Durante años tuve un recuerdo que no sabía si era pura imaginación.
De niño estaba trepado a la verja de mi casa, en La Tablada, y ví pasar a casi todo el barrio caminando por la calle. Las chicas iban con pantalones de botamanga ancha y ponchos; también con unos gorritos blancos que mi recuerdo les dio forma de conito de cumpleaños. Seguro que no iban a una fiesta porque no habría lugar en el mundo para que todos estuvieran alrededor de una torta; mucho menos para que cada uno tuvieran una porción. Sin embargo, iban decididos quién sabe a dónde.
La memoria insiste una y otra vez que ese gorrito blanco se movía de un lado para el otro, de un lado para el otro.
Años después me convencí que todo sería una fantasía porque ¿quién llevaría sobre su cabeza un bonete saltarín? Era claro, el pibe colgado de la verja que ve pasar a sus vecinos por la calle le agregó un toque de color cuando supo que toda esa gente iba a Ezeiza a recibir al general Perón.
— ¿A quién?, pregunté.
— Al General, el que sonríe en el espejo del colectivo, me contó el almacenero del barrio, Toto.
— ¿El de sombrerito?
— No, el otro… El macho, el quetejedi.
— Ah, ¡El Pocho!
— Ese, el que mandaba cartas desde Madrid y paseaba en motoneta.
Treinta y siete años después abrí un libro y me detuve en una foto.
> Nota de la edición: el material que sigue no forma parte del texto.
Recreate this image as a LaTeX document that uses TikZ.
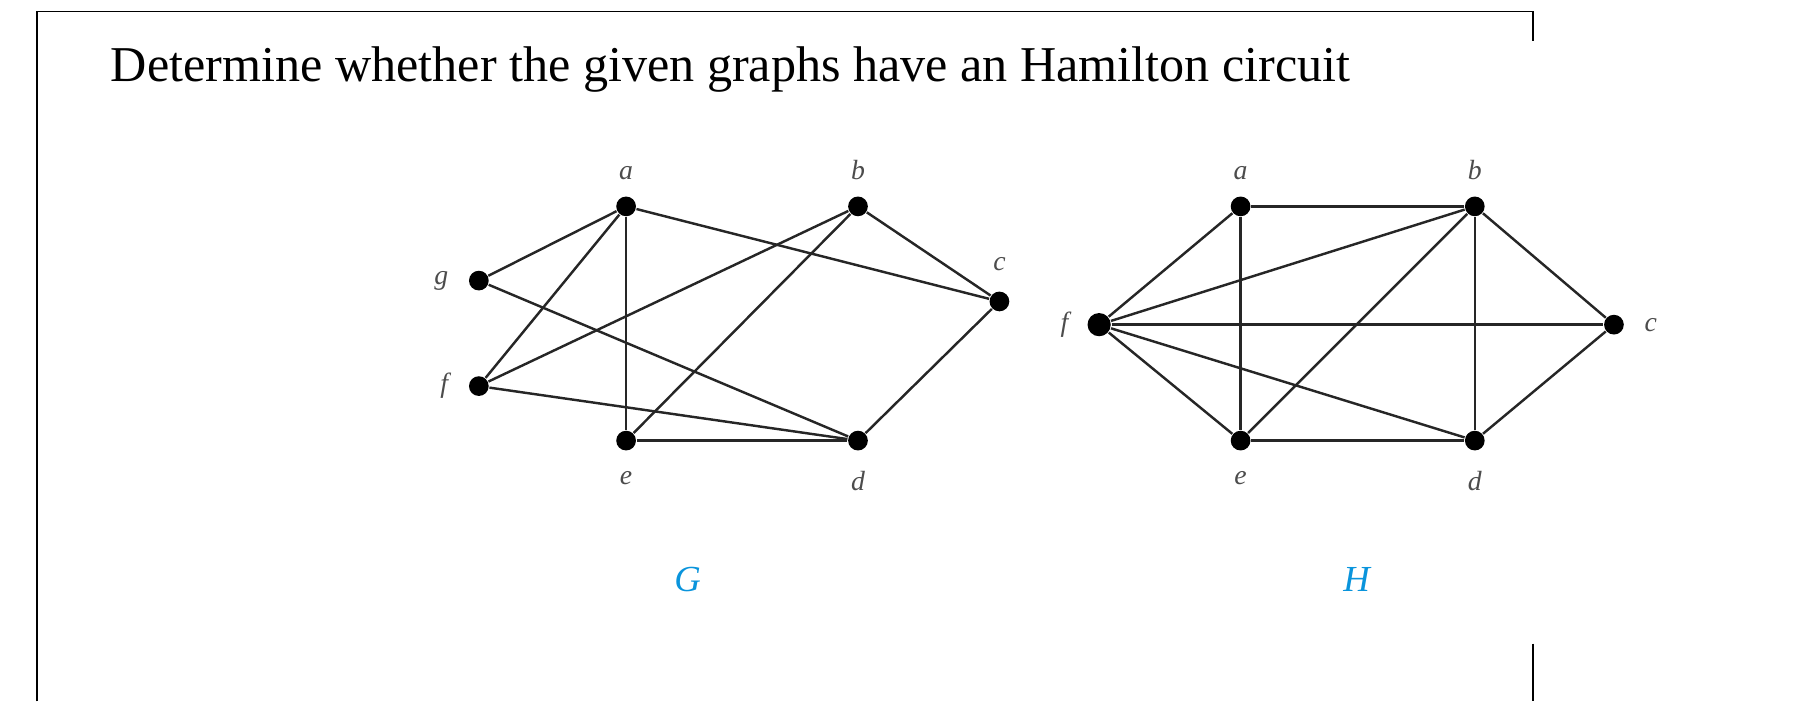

En primer plano hay dos chicas y detrás una mujer mayor que podría ser la madre. Las jóvenes tienen una sopapita pegada en la frente que sostiene una manito haciendo la V de la victoria, que se movía de un lado para el otro, de un lado para el otro.
Después llegaron los tiros de Osinde y un tipo al que subían de las orejas desde lo alto de un puente de la Ricchieri. Y me asusté.
Ahora sé que no imaginé aquel recuerdo metido en una foto. Y que esa foto tiene una historia. Una historia con muchachas peronistas.
Marcelo Massarino
Buenos Aires, 22 de octubre de 2010.